An All Day Garden

Beit Hashita Kibbutz Across Four Generations

B.Arch final project, 5th year.
Lecturers: Arch. Ifat Finkelman, Arch. Deborah Pinto Fdeda

"An All-Day Garden" is a term coined by my great-grandfather, the architect Shmuel (Milek) Bickels, to describe the public garden within the kibbutz — a space that supports daily life for all members and weaves the living areas into a unified landscape: the collective home.

My other great-grandfather, Aryeh Ben-Gurion, was an educator and founder of the Kibbutz Holiday Archive. He documented everyday life in these communal spaces, and the cultural traditions he revived and reimagined became foundational to the kibbutz movement.

This project revisits their legacy to explore the kibbutz environment — past and present — through three themes:

Agora, Landscape-Garden, Detail.

Kibbutz Beit Hashita, where both men lived and worked, and where I was born as the fourth generation, serves as the case study.

1961

1983

2024

agora

Landscape-garden

detail

"An All-Day Garden" proposes an intervention in the Agora — historically and still today the heart of the kibbutz.

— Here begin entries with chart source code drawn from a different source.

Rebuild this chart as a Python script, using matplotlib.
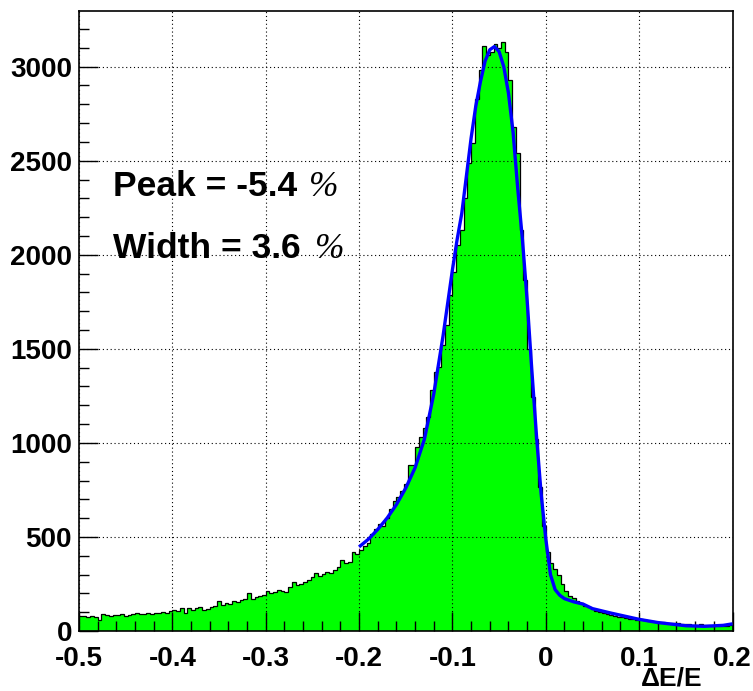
import numpy as np
import matplotlib.pyplot as plt
from matplotlib.ticker import MultipleLocator, FixedLocator, FixedFormatter

plt.rcParams['font.family'] = ['Liberation Sans', 'DejaVu Sans']
plt.rcParams['axes.unicode_minus'] = False

# Histogram of dE/E: 175 bins from -0.5 to 0.2
x_min = -0.5
x_max = 0.2
counts = [
    78, 80, 76, 82, 74, 57, 88, 84, 80, 86,
    84, 88, 82, 86, 90, 94, 88, 92, 96, 90,
    98, 94, 102, 96, 108, 110, 104, 124, 96, 120,
    112, 120, 126, 110, 118, 130, 134, 158, 140, 150,
    146, 158, 154, 163, 170, 202, 168, 179, 186, 190,
    213, 200, 208, 216, 212, 207, 232, 261, 245, 252,
    261, 270, 286, 307, 290, 304, 314, 310, 323, 340,
    376, 360, 367, 420, 412, 430, 450, 470, 515, 540,
    570, 560, 600, 650, 690, 710, 745, 780, 881, 881,
    979, 1030, 1078, 1138, 1280, 1378, 1404, 1520, 1626, 1786,
    1910, 2050, 2132, 2300, 2488, 2595, 2830, 2980, 3110, 3060,
    3080, 3120, 3100, 3130, 3080, 2930, 2681, 2541, 2132, 1866,
    1500, 1245, 1020, 766, 560, 420, 360, 330, 300, 250,
    210, 185, 176, 160, 148, 135, 125, 115, 106, 100,
    94, 90, 85, 80, 76, 72, 70, 66, 64, 60,
    62, 56, 54, 52, 48, 46, 50, 44, 42, 40,
    44, 38, 36, 38, 34, 32, 36, 30, 32, 28,
    30, 26, 28, 24, 30,
]

# Fit curve
fit_x = [-0.2, -0.19, -0.18, -0.17, -0.16, -0.15, -0.14, -0.13, -0.12,
         -0.11, -0.1, -0.095, -0.09, -0.085, -0.08, -0.075, -0.07, -0.065, -0.06,
         -0.055, -0.05, -0.045, -0.04, -0.035, -0.03, -0.025, -0.02, -0.015, -0.01,
         -0.005, 0.0, 0.005, 0.01, 0.015, 0.02, 0.03, 0.04, 0.05, 0.07,
         0.1, 0.12, 0.15, 0.17, 0.19, 0.2]
fit_y = [447, 488, 540, 600, 672, 760, 868, 1020, 1260,
         1570, 1920, 2080, 2220, 2420, 2620, 2790, 2920, 3030, 3090,
         3107, 3080, 3000, 2860, 2650, 2350, 2080, 1760, 1390, 1040,
         730, 490, 300, 220, 190, 172, 155, 143, 119, 95,
         62, 45, 28, 25, 30, 38]

x_ticks = [-0.5, -0.4, -0.3, -0.2, -0.1, 0.0, 0.1, 0.2]
x_tick_labels = ['-0.5', '-0.4', '-0.3', '-0.2', '-0.1', '0', '0.1', '0.2']
y_ticks = [0, 500, 1000, 1500, 2000, 2500, 3000]
y_tick_labels = ['0', '500', '1000', '1500', '2000', '2500', '3000']

edges = np.linspace(x_min, x_max, len(counts) + 1)

fig = plt.figure(figsize=(7.53, 6.91), dpi=100)
ax = fig.add_axes([79 / 753, 1 - 631 / 691, (732.5 - 79) / 753, (631 - 11) / 691])

# filled histogram + outline
ax.stairs(counts, edges, fill=True, color='#00ff00', zorder=1)
ax.stairs(counts, edges, color='black', lw=0.9, baseline=None, zorder=1.5)

# fit
ax.plot(fit_x, fit_y, color='#0000ff', lw=2.4, zorder=3, solid_capstyle='butt')

ax.set_xlim(x_min, x_max)
ax.set_ylim(0, 3296)

# grid on top of the fill
ax.set_axisbelow(False)
ax.grid(True, which='major', color='black', linestyle=(0, (1, 2.5)), lw=0.8)

ax.xaxis.set_major_locator(FixedLocator(x_ticks))
ax.xaxis.set_major_formatter(FixedFormatter(x_tick_labels))
ax.yaxis.set_major_locator(FixedLocator(y_ticks))
ax.yaxis.set_major_formatter(FixedFormatter(y_tick_labels))
ax.xaxis.set_minor_locator(MultipleLocator(0.02))
ax.yaxis.set_minor_locator(MultipleLocator(100))

ax.tick_params(which='both', direction='in', top=False, right=False, color='black', width=1.0)
ax.tick_params(which='major', length=14)
ax.tick_params(which='minor', length=7)
ax.tick_params(axis='x', which='major', pad=11)
ax.tick_params(axis='y', which='major', pad=5)
for lab in ax.get_xticklabels() + ax.get_yticklabels():
    lab.set_fontsize(20)
    lab.set_fontweight('bold')

for sp in ax.spines.values():
    sp.set_linewidth(1.2)

# axis title bottom-right
fig.text(702 / 753, 1 - 686 / 691, 'ΔE/E', ha='right', va='baseline',
         fontsize=19, fontweight='bold')

# fit results
fig.text(113 / 753, 1 - 196 / 691, 'Peak = -5.4', ha='left', va='baseline',
         fontsize=25.5, fontweight='bold')
fig.text(309 / 753, 1 - 196 / 691, '%', ha='left', va='baseline',
         fontsize=25.5, family='Liberation Serif', style='italic')
fig.text(113 / 753, 1 - 258 / 691, 'Width = 3.6', ha='left', va='baseline',
         fontsize=25.5, fontweight='bold')
fig.text(315 / 753, 1 - 258 / 691, '%', ha='left', va='baseline',
         fontsize=25.5, family='Liberation Serif', style='italic')

fig.savefig('out.png', dpi=100)
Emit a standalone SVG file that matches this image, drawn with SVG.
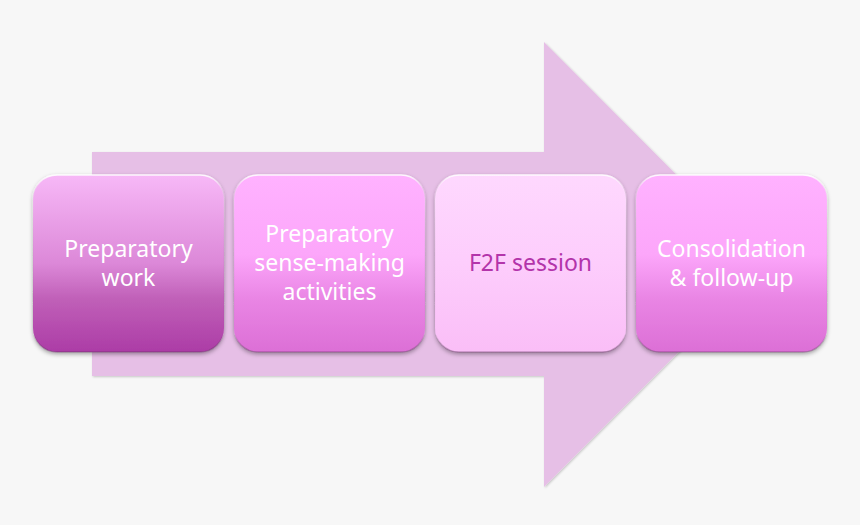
<svg xmlns="http://www.w3.org/2000/svg" width="860" height="525" viewBox="0 0 860 525">
<defs>
<linearGradient id="g1" x1="0" y1="0" x2="0" y2="1">
<stop offset="0" stop-color="#f7b8f7"/><stop offset="0.5" stop-color="#dc88d8"/><stop offset="0.7" stop-color="#c060b8"/><stop offset="1" stop-color="#ac3ca6"/>
</linearGradient>
<linearGradient id="g2" x1="0" y1="0" x2="0" y2="1">
<stop offset="0" stop-color="#ffb2ff"/><stop offset="0.45" stop-color="#fca6fa"/><stop offset="0.7" stop-color="#e985e4"/><stop offset="1" stop-color="#dc6fd6"/>
</linearGradient>
<linearGradient id="g3" x1="0" y1="0" x2="0" y2="1">
<stop offset="0" stop-color="#fed8fe"/><stop offset="0.5" stop-color="#fdcdfc"/><stop offset="1" stop-color="#fabef7"/>
</linearGradient>
<linearGradient id="hl" x1="0" y1="0" x2="0" y2="1">
<stop offset="0" stop-color="#ffffff" stop-opacity="0.9"/><stop offset="0.08" stop-color="#ffffff" stop-opacity="0.15"/><stop offset="0.9" stop-color="#000000" stop-opacity="0"/><stop offset="1" stop-color="#5a2a58" stop-opacity="0.35"/>
</linearGradient>
<filter id="sh" x="-10%" y="-10%" width="120%" height="125%">
<feDropShadow dx="0" dy="2" stdDeviation="2" flood-color="#000" flood-opacity="0.35"/>
</filter>
<filter id="ash" x="-5%" y="-5%" width="110%" height="110%">
<feDropShadow dx="1" dy="1" stdDeviation="1" flood-color="#000" flood-opacity="0.2"/>
</filter>
</defs>
<style>
.box{stroke:url(#hl);stroke-width:1.5;filter:url(#sh)}
.t{font-family:"Noto Sans","Open Sans",sans-serif;font-size:23px;text-anchor:middle;fill:#ffffff}
.tp{fill:#b334aa}
</style>
<rect width="860" height="525" fill="#f7f7f7"/>
<g id="connectors">
<path id="arrow" d="M92 152 H544 V42 L766 264.5 L544 487 V376 H92 Z" fill="#e6bfe6" filter="url(#ash)"/>
</g>
<g id="node1">
<rect class="box" x="33" y="175" width="191" height="177" rx="24" fill="url(#g1)"/>
<text class="t" x="128.5" y="257">Preparatory</text>
<text class="t" x="128.5" y="286">work</text>
</g>
<g id="node2">
<rect class="box" x="234" y="175" width="191" height="177" rx="24" fill="url(#g2)"/>
<text class="t" x="329.5" y="242">Preparatory</text>
<text class="t" x="329.5" y="271">sense-making</text>
<text class="t" x="329.5" y="300">activities</text>
</g>
<g id="node3">
<rect class="box" x="435" y="175" width="191" height="177" rx="24" fill="url(#g3)"/>
<text class="t tp" x="530.5" y="271">F2F session</text>
</g>
<g id="node4">
<rect class="box" x="636" y="175" width="191" height="177" rx="24" fill="url(#g2)"/>
<text class="t" x="731.5" y="257">Consolidation</text>
<text class="t" x="731.5" y="286">&amp; follow-up</text>
</g>
</svg>
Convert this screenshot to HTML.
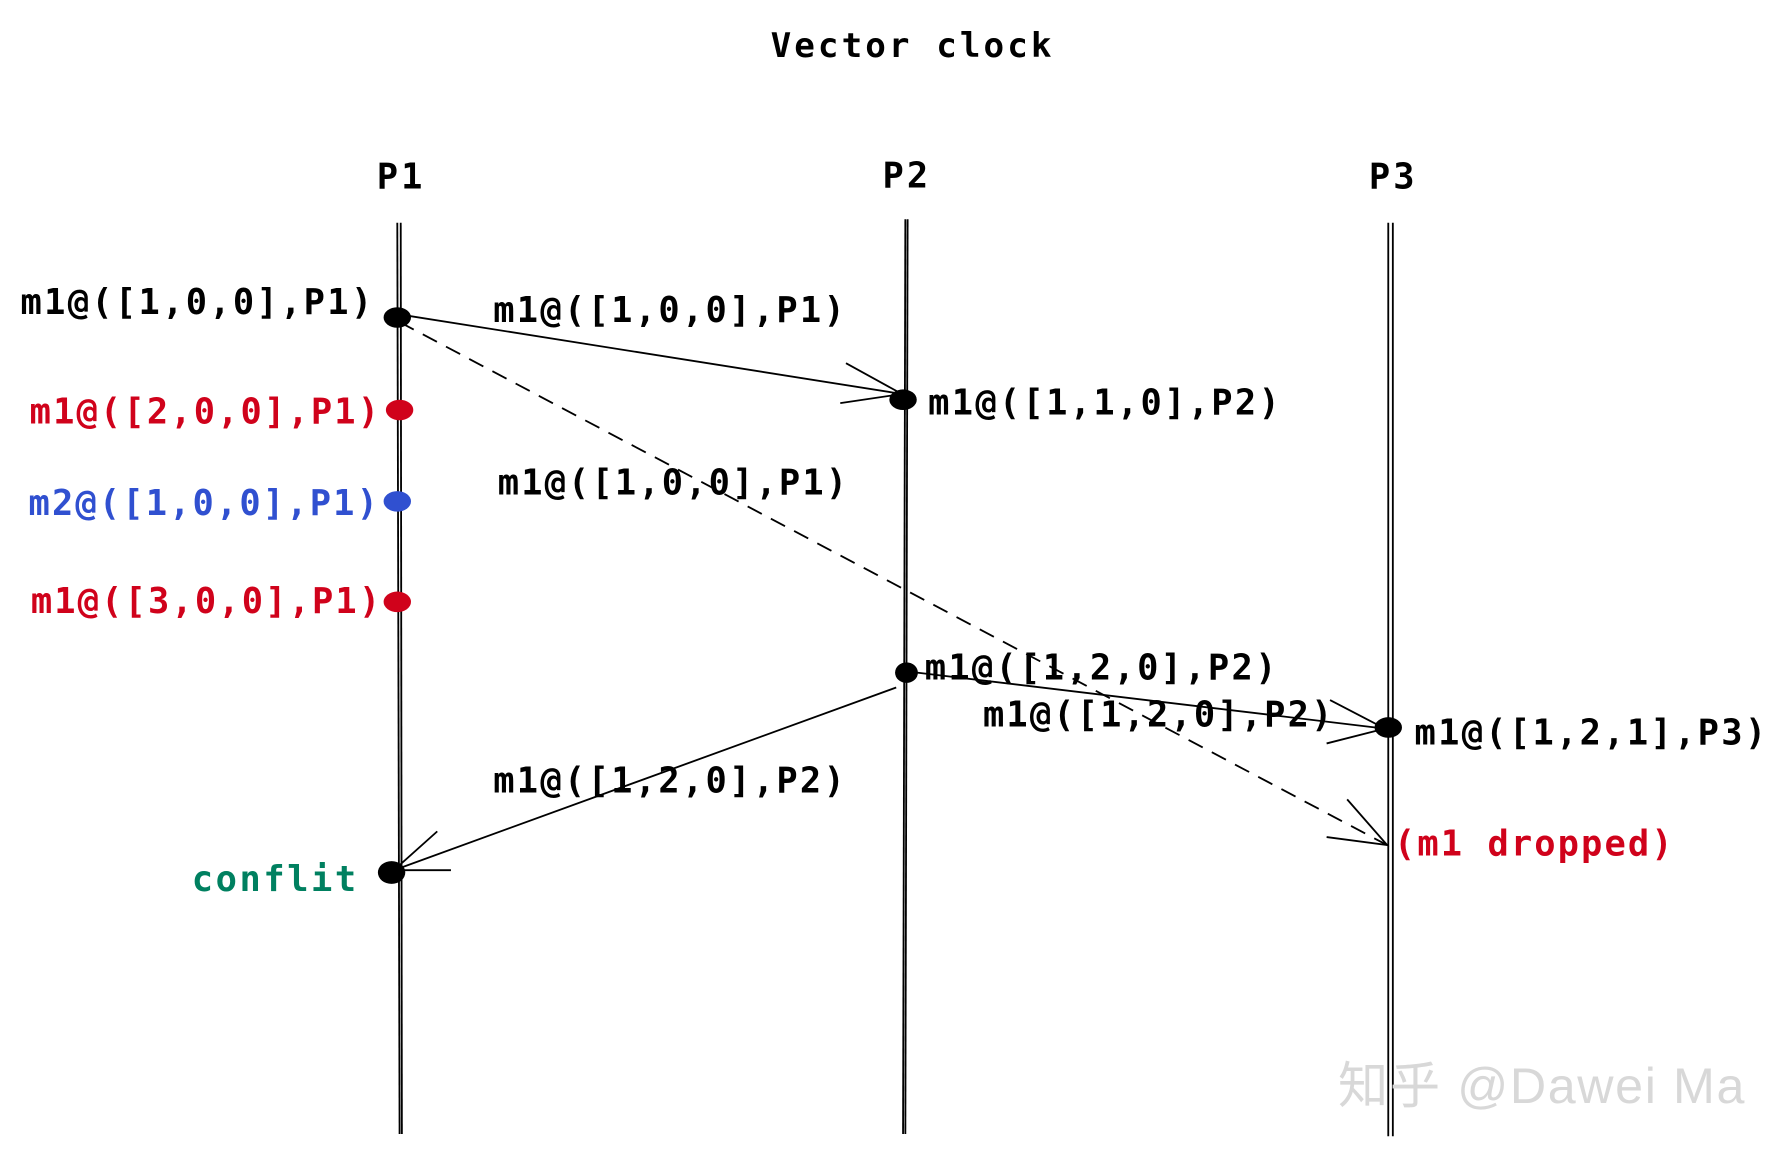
<!DOCTYPE html>
<html><head><meta charset="utf-8"><style>html,body{margin:0;padding:0;background:#fff}svg{display:block}</style></head><body>
<svg width="1781" height="1150" viewBox="0 0 1560 1007" preserveAspectRatio="none" xmlns="http://www.w3.org/2000/svg">
<g font-family="DejaVu Sans Mono, Liberation Mono, monospace" font-size="31" font-weight="bold" fill="#000">
<text x="675" y="50" textLength="246" font-size="30">Vector clock</text>
<text x="330" y="165" textLength="40">P1</text>
<text x="773" y="164" textLength="40">P2</text>
<text x="1199" y="165" textLength="40">P3</text>
</g>
<g stroke="#000" stroke-width="1.6" fill="none">
<line x1="348" y1="195" x2="350" y2="993"/><line x1="351" y1="195" x2="352" y2="993"/>
<line x1="793" y1="192" x2="791" y2="993"/><line x1="795" y1="192" x2="793" y2="993"/>
<line x1="1216" y1="195" x2="1216" y2="995"/><line x1="1220" y1="195" x2="1220" y2="995"/>
<line x1="348" y1="275" x2="790" y2="345"/>
<path d="M741 318 L790 345 L736 353"/>
<line x1="350" y1="282" x2="1215" y2="740" stroke-dasharray="14,9"/>
<path d="M1180 700 L1215 740 L1162 733"/>
<line x1="795" y1="588" x2="1213" y2="638"/>
<path d="M1165 613 L1213 638 L1162 651"/>
<line x1="785" y1="602" x2="345" y2="762"/>
<path d="M383 728 L345 762 L395 762"/>
</g>
<g fill="#000">
<ellipse cx="348" cy="278" rx="12" ry="9"/>
<ellipse cx="791" cy="350" rx="12" ry="9"/>
<ellipse cx="794" cy="589" rx="10" ry="9"/>
<ellipse cx="1216" cy="637" rx="12" ry="9"/>
<ellipse cx="343" cy="764" rx="12" ry="10"/>
<ellipse cx="350" cy="359" rx="12" ry="9" fill="#d0021b"/>
<ellipse cx="348" cy="439" rx="12" ry="9" fill="#3050d0"/>
<ellipse cx="348" cy="527" rx="12" ry="9" fill="#d0021b"/>
</g>
<g font-family="DejaVu Sans Mono, Liberation Mono, monospace" font-size="31" font-weight="bold" fill="#000">
<text x="18" y="275" textLength="308">m1@([1,0,0],P1)</text>
<text x="432" y="282" textLength="308">m1@([1,0,0],P1)</text>
<text x="813" y="363" textLength="308">m1@([1,1,0],P2)</text>
<text x="26" y="371" textLength="306" fill="#d0021b">m1@([2,0,0],P1)</text>
<text x="436" y="433" textLength="306">m1@([1,0,0],P1)</text>
<text x="25" y="451" textLength="306" fill="#3050d0">m2@([1,0,0],P1)</text>
<text x="27" y="537" textLength="306" fill="#d0021b">m1@([3,0,0],P1)</text>
<text x="810" y="595" textLength="308">m1@([1,2,0],P2)</text>
<text x="861" y="636" textLength="306">m1@([1,2,0],P2)</text>
<text x="1239" y="652" textLength="308">m1@([1,2,1],P3)</text>
<text x="432" y="694" textLength="308">m1@([1,2,0],P2)</text>
<text x="1221" y="749" textLength="244" fill="#d0021b">(m1 dropped)</text>
<text x="168" y="780" textLength="144" fill="#008060">conflit</text>
</g>
<text x="1172" y="966" font-family="Liberation Sans, Noto Sans CJK SC, sans-serif" font-size="44" fill="#d8d8d8" textLength="356">知乎 @Dawei Ma</text>
</svg>
</body></html>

This space stretches between two key sites: the old laundry building, to be transformed into a home for the Kibbutz Holiday Archive founded by Aryeh, and the Cultural Hall, which will finally be completed according to Milek’s original design.

The project redefines the relationship between public buildings and the garden structure, adapting them to current needs. It offers a renewed spatial interpretation of the mythic social model of the kibbutz — and what it has become.